The qualitative component is critical for understanding market dynamics. It involves in-depth interviews with a broad spectrum of industry participants across the value chain. This includes:
- Senior executives and production managers at rHDPE production facilities.
- Procurement and sustainability managers at major converting and packaging companies.
- Operations leads at waste management and material recovery facilities.
- Policy makers and industry association representatives.
- Traders and distributors active in the plastic scrap and recycled resin markets.
All market size, growth rate, and share figures presented are the result of this proprietary analytical model. The forecast projections to 2035 are based on the extrapolation of established demand drivers, policy timelines, and investment announcements, adjusted for identified constraints and market friction. It is important to note that the MENA recycling market involves a degree of informal activity, which is estimated based on triangulation of source interviews and trade data anomalies. This report reflects the market status as of the 2026 edition, and all forward-looking analysis is subject to changes in regulatory, economic, and technological conditions.
Outlook and Implications
The outlook for the MENA rHDPE (PCR) market from 2026 to 2035 is unequivocally one of strong growth and structural transformation. Demand will be underpinned by the solidification and expansion of regulatory frameworks, particularly mandatory recycled content laws and EPR schemes, which will transition the market from voluntary to compliance-driven. This regulatory pull will be reinforced by sustained corporate sustainability investment and growing consumer awareness, creating a resilient demand floor even during periods of economic downturn or low virgin plastic prices.
However, realizing this growth potential is contingent upon addressing critical supply-side bottlenecks. The most significant challenge remains the development of efficient, formalized collection and sorting infrastructure to provide a consistent, high-quality feedstock stream. Strategic implications for industry participants include:
- For Producers/Recyclers: Necessity to invest in or secure long-term partnerships for feedstock supply. Competitive advantage will accrue to those investing in advanced washing and extrusion technology to produce consistent, high-grade pellets that meet stringent end-user specifications.

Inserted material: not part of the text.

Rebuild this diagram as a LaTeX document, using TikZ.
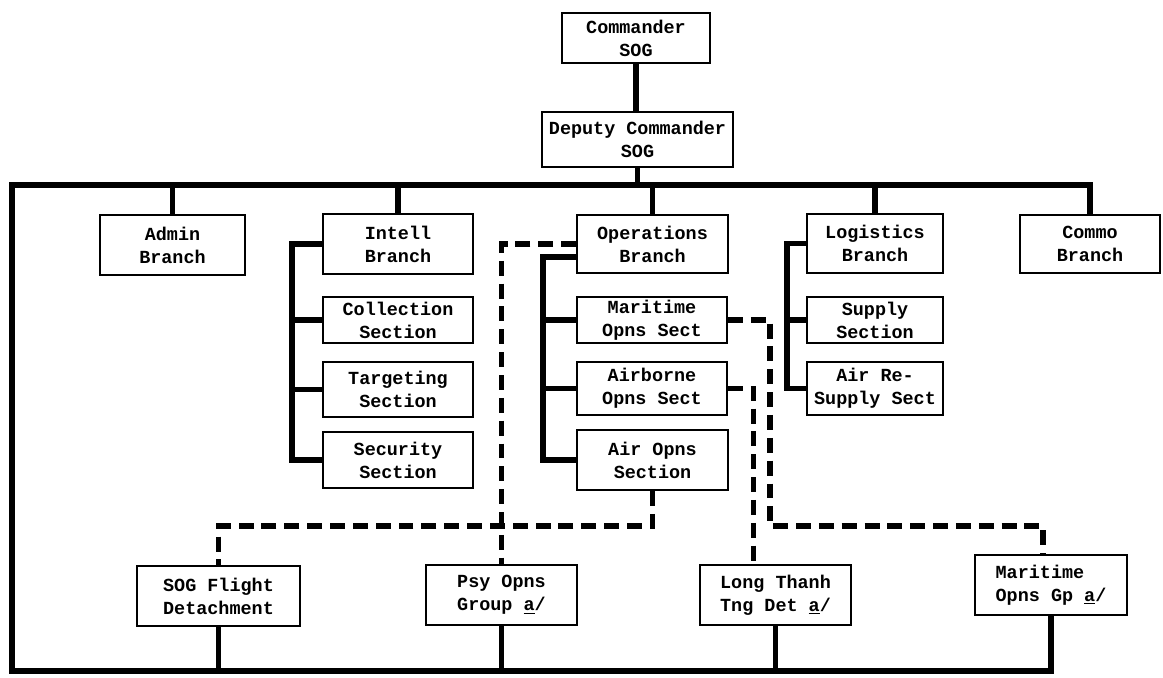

- For Brand Owners and Converters: Need to develop strategic sourcing partnerships, potentially through long-term offtake agreements, to secure supply and manage cost volatility. Investment in packaging redesign for recyclability and compatibility with PCR will become a critical R&D focus.
- For Investors and Policymakers: Opportunity to fund mid-stream infrastructure (MRFs, recycling parks). Policymakers must create stable, long-term regulatory signals and consider mechanisms like recycled content certificates to stimulate market liquidity and transparency.
By 2035, the MENA rHDPE market is projected to have matured significantly, with greater standardization, increased capacity from integrated mega-projects, and a more balanced trade dynamic. The market will likely segment into tiers—commodity-grade, standard-grade, and premium certified-grade—each with distinct pricing, competition, and application profiles. Success in this evolving landscape will require a strategic, long-term view that prioritizes feedstock security, quality excellence, and deep collaboration across the once-linear plastics value chain.